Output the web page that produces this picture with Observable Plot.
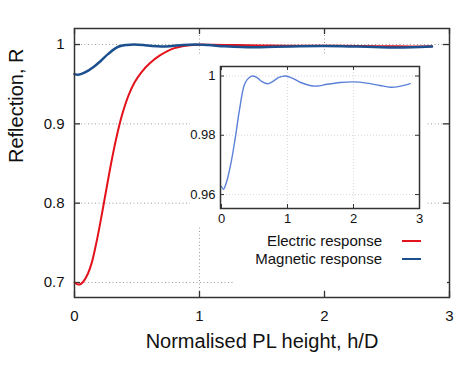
<!DOCTYPE html>
<html><head><meta charset="utf-8">
<script src="https://cdn.jsdelivr.net/npm/d3@7"></script>
<script src="https://cdn.jsdelivr.net/npm/@observablehq/plot@0.6"></script>
<style>
body{margin:0;background:#fff;font-family:"Liberation Sans",Arial,sans-serif;}
#wrap{position:relative;width:474px;height:365px;overflow:hidden;}
#main{position:absolute;left:0;top:0;}
#inset{position:absolute;left:190px;top:55px;background:#fff;}
#legend{position:absolute;left:235px;top:226px;width:212px;height:62px;background:#fff;}
.row{position:absolute;left:0;height:18px;width:212px;}
.row .lab{position:absolute;left:0;width:147px;text-align:right;font-size:15px;line-height:18px;color:#111;white-space:nowrap;}
.row .sw{position:absolute;left:167px;top:8px;width:19px;height:2px;}
</style></head>
<body>
<div id="wrap"><div id="main"></div><div id="inset"></div><div id="legend"></div></div>
<script>
// ---- data ----
const electricH = [0, 0.02, 0.04, 0.07, 0.107, 0.14, 0.18, 0.22, 0.26, 0.30, 0.34, 0.38, 0.43, 0.48, 0.535, 0.60, 0.68, 0.80, 0.95, 1.1, 1.3, 1.5, 1.7, 2.0, 2.3, 2.5, 2.7, 2.86];
const electricR = [0.700, 0.698, 0.6975, 0.701, 0.711, 0.726, 0.754, 0.787, 0.822, 0.856, 0.886, 0.911, 0.935, 0.952, 0.965, 0.976, 0.986, 0.9955, 0.9995, 0.9998, 0.9994, 0.9988, 0.9986, 0.9985, 0.9982, 0.9978, 0.9976, 0.9978];
const magneticH = [0, 0.03, 0.08, 0.15, 0.21, 0.27, 0.35, 0.42, 0.48, 0.55, 0.62, 0.70, 0.78, 0.87, 0.97, 1.07, 1.2, 1.34, 1.45, 1.6, 1.8, 2.0, 2.2, 2.4, 2.56, 2.7, 2.86];
const magneticR = [0.9627, 0.9618, 0.9645, 0.9714, 0.9793, 0.9882, 0.9972, 0.9995, 1.0000, 0.9993, 0.9980, 0.9974, 0.9982, 0.9995, 1.0000, 0.9993, 0.9978, 0.9968, 0.9966, 0.9972, 0.9978, 0.9980, 0.9976, 0.9968, 0.9962, 0.9965, 0.9974];
const seriesNames = ["Electric response", "Magnetic response"];
const seriesColors = ["#e3121b", "#1b4f8e"];
const insetColor = "#5b80d8";
const xTicks = [0, 1, 2, 3];
const xTickLabels = ["0", "1", "2", "3"];
const yTicks = [0.7, 0.8, 0.9, 1];
const yTickLabels = ["0.7", "0.8", "0.9", "1"];
const insetYTicks = [0.96, 0.98, 1];
const insetYTickLabels = ["0.96", "0.98", "1"];
const xTitle = "Normalised PL height, h/D";
const yTitle = "Reflection, R";

const electric = electricH.map((h, i) => ({h, R: electricR[i]}));
const magnetic = magneticH.map((h, i) => ({h, R: magneticR[i]}));
const font = '"Liberation Sans", Arial, sans-serif';

// ---- main chart ----
const W = 474, H = 365, mL = 74, mR = 25, mT = 28, mB = 68;
const fw = W - mL - mR, fh = H - mT - mB;
const fmtX = d => xTickLabels[xTicks.indexOf(d)];
const fmtY = d => yTickLabels[yTicks.indexOf(d)];
const gridStyle = {stroke: "#9a9a9a", strokeOpacity: 1, strokeWidth: 1, strokeDasharray: "1,2.5"};
const main = Plot.plot({
  width: W, height: H, marginLeft: mL, marginRight: mR, marginTop: mT, marginBottom: mB,
  style: {fontFamily: font, fontSize: "15px", color: "#111", background: "transparent"},
  x: {domain: [0, 3]},
  y: {domain: [0.6811, 1.0202]},
  marks: [
    Plot.gridX(xTicks.filter(d => d > 0 && d < 3), gridStyle),
    Plot.gridY(yTicks, gridStyle),
    Plot.axisX(xTicks, {tickSize: 0, tickPadding: 13, tickFormat: fmtX, label: null, fontSize: 15}),
    Plot.axisY(yTicks, {tickSize: 0, tickPadding: 10, tickFormat: fmtY, label: null, fontSize: 15}),
    Plot.ruleX(xTicks, {x: d => d, insetTop: fh - 6, stroke: "#333", strokeWidth: 1.3}),
    Plot.ruleX(xTicks, {x: d => d, insetBottom: fh - 6, stroke: "#333", strokeWidth: 1.3}),
    Plot.ruleY(yTicks, {y: d => d, insetRight: fw - 6, stroke: "#333", strokeWidth: 1.3}),
    Plot.ruleY(yTicks, {y: d => d, insetLeft: fw - 6, stroke: "#333", strokeWidth: 1.3}),
    Plot.line(electric, {x: "h", y: "R", stroke: seriesColors[0], strokeWidth: 2, curve: "catmull-rom"}),
    Plot.line(magnetic, {x: "h", y: "R", stroke: seriesColors[1], strokeWidth: 2.5, curve: "catmull-rom"}),
    Plot.frame({stroke: "#333", strokeWidth: 1.5}),
    Plot.text([xTitle], {text: d => d, frameAnchor: "bottom", dy: 50, fontSize: 20, fill: "#111"}),
    Plot.text([yTitle], {text: d => d, frameAnchor: "left", dx: -58, rotate: -90, fontSize: 20, fill: "#111"})
  ]
});
document.getElementById("main").appendChild(main);

// ---- inset ----
const iW = 237, iH = 170, iL = 30, iR = 8, iT = 11, iB = 17;
const ifw = iW - iL - iR, ifh = iH - iT - iB;
const fmtIY = d => insetYTickLabels[insetYTicks.indexOf(d)];
const insetGrid = {stroke: "#d8d8d8", strokeOpacity: 1, strokeWidth: 1, strokeDasharray: "1,2"};
const inset = Plot.plot({
  width: iW, height: iH, marginLeft: iL, marginRight: iR, marginTop: iT, marginBottom: iB,
  style: {fontFamily: font, fontSize: "13px", color: "#111", background: "#fff"},
  x: {domain: [-0.015, 3]},
  y: {domain: [0.9553, 1.0032]},
  marks: [
    Plot.gridX([1, 2], insetGrid),
    Plot.gridY(insetYTicks, insetGrid),
    Plot.axisX(xTicks, {tickSize: 0, tickPadding: 5, tickFormat: fmtX, label: null, fontSize: 13}),
    Plot.axisY(insetYTicks, {tickSize: 0, tickPadding: 5, tickFormat: fmtIY, label: null, fontSize: 13}),
    Plot.ruleX(xTicks, {x: d => d, insetTop: ifh - 4, stroke: "#333", strokeWidth: 1}),
    Plot.ruleX(xTicks, {x: d => d, insetBottom: ifh - 4, stroke: "#333", strokeWidth: 1}),
    Plot.ruleY(insetYTicks, {y: d => d, insetRight: ifw - 4, stroke: "#333", strokeWidth: 1}),
    Plot.ruleY(insetYTicks, {y: d => d, insetLeft: ifw - 4, stroke: "#333", strokeWidth: 1}),
    Plot.line(magnetic, {x: "h", y: "R", stroke: insetColor, strokeWidth: 1.4, curve: "catmull-rom"}),
    Plot.frame({stroke: "#333", strokeWidth: 1.5})
  ]
});
document.getElementById("inset").appendChild(inset);

// ---- legend ----
const legend = document.getElementById("legend");
seriesNames.forEach((name, i) => {
  const row = document.createElement("div");
  row.className = "row";
  row.style.top = (6 + i * 18) + "px";
  const lab = document.createElement("span");
  lab.className = "lab"; lab.textContent = name;
  const sw = document.createElement("span");
  sw.className = "sw"; sw.style.background = seriesColors[i];
  row.appendChild(lab); row.appendChild(sw);
  legend.appendChild(row);
});
</script>
</body></html>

^^^^

Give an exact copy of the material, leaving out every picture.

RESULT OF THIS TASK —
Output the web page that produces this picture with Observable Plot.
<!DOCTYPE html>
<html><head><meta charset="utf-8">
<script src="https://cdn.jsdelivr.net/npm/d3@7"></script>
<script src="https://cdn.jsdelivr.net/npm/@observablehq/plot@0.6"></script>
<style>
body{margin:0;background:#fff;font-family:"Liberation Sans",Arial,sans-serif;}
#wrap{position:relative;width:474px;height:365px;overflow:hidden;}
#main{position:absolute;left:0;top:0;}
#inset{position:absolute;left:190px;top:55px;background:#fff;}
#legend{position:absolute;left:235px;top:226px;width:212px;height:62px;background:#fff;}
.row{position:absolute;left:0;height:18px;width:212px;}
.row .lab{position:absolute;left:0;width:147px;text-align:right;font-size:15px;line-height:18px;color:#111;white-space:nowrap;}
.row .sw{position:absolute;left:167px;top:8px;width:19px;height:2px;}
</style></head>
<body>
<div id="wrap"><div id="main"></div><div id="inset"></div><div id="legend"></div></div>
<script>
// ---- data ----
const electricH = [0, 0.02, 0.04, 0.07, 0.107, 0.14, 0.18, 0.22, 0.26, 0.30, 0.34, 0.38, 0.43, 0.48, 0.535, 0.60, 0.68, 0.80, 0.95, 1.1, 1.3, 1.5, 1.7, 2.0, 2.3, 2.5, 2.7, 2.86];
const electricR = [0.700, 0.698, 0.6975, 0.701, 0.711, 0.726, 0.754, 0.787, 0.822, 0.856, 0.886, 0.911, 0.935, 0.952, 0.965, 0.976, 0.986, 0.9955, 0.9995, 0.9998, 0.9994, 0.9988, 0.9986, 0.9985, 0.9982, 0.9978, 0.9976, 0.9978];
const magneticH = [0, 0.03, 0.08, 0.15, 0.21, 0.27, 0.35, 0.42, 0.48, 0.55, 0.62, 0.70, 0.78, 0.87, 0.97, 1.07, 1.2, 1.34, 1.45, 1.6, 1.8, 2.0, 2.2, 2.4, 2.56, 2.7, 2.86];
const magneticR = [0.9627, 0.9618, 0.9645, 0.9714, 0.9793, 0.9882, 0.9972, 0.9995, 1.0000, 0.9993, 0.9980, 0.9974, 0.9982, 0.9995, 1.0000, 0.9993, 0.9978, 0.9968, 0.9966, 0.9972, 0.9978, 0.9980, 0.9976, 0.9968, 0.9962, 0.9965, 0.9974];
const seriesNames = ["Electric response", "Magnetic response"];
const seriesColors = ["#e3121b", "#1b4f8e"];
const insetColor = "#5b80d8";
const xTicks = [0, 1, 2, 3];
const xTickLabels = ["0", "1", "2", "3"];
const yTicks = [0.7, 0.8, 0.9, 1];
const yTickLabels = ["0.7", "0.8", "0.9", "1"];
const insetYTicks = [0.96, 0.98, 1];
const insetYTickLabels = ["0.96", "0.98", "1"];
const xTitle = "Normalised PL height, h/D";
const yTitle = "Reflection, R";

const electric = electricH.map((h, i) => ({h, R: electricR[i]}));
const magnetic = magneticH.map((h, i) => ({h, R: magneticR[i]}));
const font = '"Liberation Sans", Arial, sans-serif';

// ---- main chart ----
const W = 474, H = 365, mL = 74, mR = 25, mT = 28, mB = 68;
const fw = W - mL - mR, fh = H - mT - mB;
const fmtX = d => xTickLabels[xTicks.indexOf(d)];
const fmtY = d => yTickLabels[yTicks.indexOf(d)];
const gridStyle = {stroke: "#9a9a9a", strokeOpacity: 1, strokeWidth: 1, strokeDasharray: "1,2.5"};
const main = Plot.plot({
  width: W, height: H, marginLeft: mL, marginRight: mR, marginTop: mT, marginBottom: mB,
  style: {fontFamily: font, fontSize: "15px", color: "#111", background: "transparent"},
  x: {domain: [0, 3]},
  y: {domain: [0.6811, 1.0202]},
  marks: [
    Plot.gridX(xTicks.filter(d => d > 0 && d < 3), gridStyle),
    Plot.gridY(yTicks, gridStyle),
    Plot.axisX(xTicks, {tickSize: 0, tickPadding: 13, tickFormat: fmtX, label: null, fontSize: 15}),
    Plot.axisY(yTicks, {tickSize: 0, tickPadding: 10, tickFormat: fmtY, label: null, fontSize: 15}),
    Plot.ruleX(xTicks, {x: d => d, insetTop: fh - 6, stroke: "#333", strokeWidth: 1.3}),
    Plot.ruleX(xTicks, {x: d => d, insetBottom: fh - 6, stroke: "#333", strokeWidth: 1.3}),
    Plot.ruleY(yTicks, {y: d => d, insetRight: fw - 6, stroke: "#333", strokeWidth: 1.3}),
    Plot.ruleY(yTicks, {y: d => d, insetLeft: fw - 6, stroke: "#333", strokeWidth: 1.3}),
    Plot.line(electric, {x: "h", y: "R", stroke: seriesColors[0], strokeWidth: 2, curve: "catmull-rom"}),
    Plot.line(magnetic, {x: "h", y: "R", stroke: seriesColors[1], strokeWidth: 2.5, curve: "catmull-rom"}),
    Plot.frame({stroke: "#333", strokeWidth: 1.5}),
    Plot.text([xTitle], {text: d => d, frameAnchor: "bottom", dy: 50, fontSize: 20, fill: "#111"}),
    Plot.text([yTitle], {text: d => d, frameAnchor: "left", dx: -58, rotate: -90, fontSize: 20, fill: "#111"})
  ]
});
document.getElementById("main").appendChild(main);

// ---- inset ----
const iW = 237, iH = 170, iL = 30, iR = 8, iT = 11, iB = 17;
const ifw = iW - iL - iR, ifh = iH - iT - iB;
const fmtIY = d => insetYTickLabels[insetYTicks.indexOf(d)];
const insetGrid = {stroke: "#d8d8d8", strokeOpacity: 1, strokeWidth: 1, strokeDasharray: "1,2"};
const inset = Plot.plot({
  width: iW, height: iH, marginLeft: iL, marginRight: iR, marginTop: iT, marginBottom: iB,
  style: {fontFamily: font, fontSize: "13px", color: "#111", background: "#fff"},
  x: {domain: [-0.015, 3]},
  y: {domain: [0.9553, 1.0032]},
  marks: [
    Plot.gridX([1, 2], insetGrid),
    Plot.gridY(insetYTicks, insetGrid),
    Plot.axisX(xTicks, {tickSize: 0, tickPadding: 5, tickFormat: fmtX, label: null, fontSize: 13}),
    Plot.axisY(insetYTicks, {tickSize: 0, tickPadding: 5, tickFormat: fmtIY, label: null, fontSize: 13}),
    Plot.ruleX(xTicks, {x: d => d, insetTop: ifh - 4, stroke: "#333", strokeWidth: 1}),
    Plot.ruleX(xTicks, {x: d => d, insetBottom: ifh - 4, stroke: "#333", strokeWidth: 1}),
    Plot.ruleY(insetYTicks, {y: d => d, insetRight: ifw - 4, stroke: "#333", strokeWidth: 1}),
    Plot.ruleY(insetYTicks, {y: d => d, insetLeft: ifw - 4, stroke: "#333", strokeWidth: 1}),
    Plot.line(magnetic, {x: "h", y: "R", stroke: insetColor, strokeWidth: 1.4, curve: "catmull-rom"}),
    Plot.frame({stroke: "#333", strokeWidth: 1.5})
  ]
});
document.getElementById("inset").appendChild(inset);

// ---- legend ----
const legend = document.getElementById("legend");
seriesNames.forEach((name, i) => {
  const row = document.createElement("div");
  row.className = "row";
  row.style.top = (6 + i * 18) + "px";
  const lab = document.createElement("span");
  lab.className = "lab"; lab.textContent = name;
  const sw = document.createElement("span");
  sw.className = "sw"; sw.style.background = seriesColors[i];
  row.appendChild(lab); row.appendChild(sw);
  legend.appendChild(row);
});
</script>
</body></html>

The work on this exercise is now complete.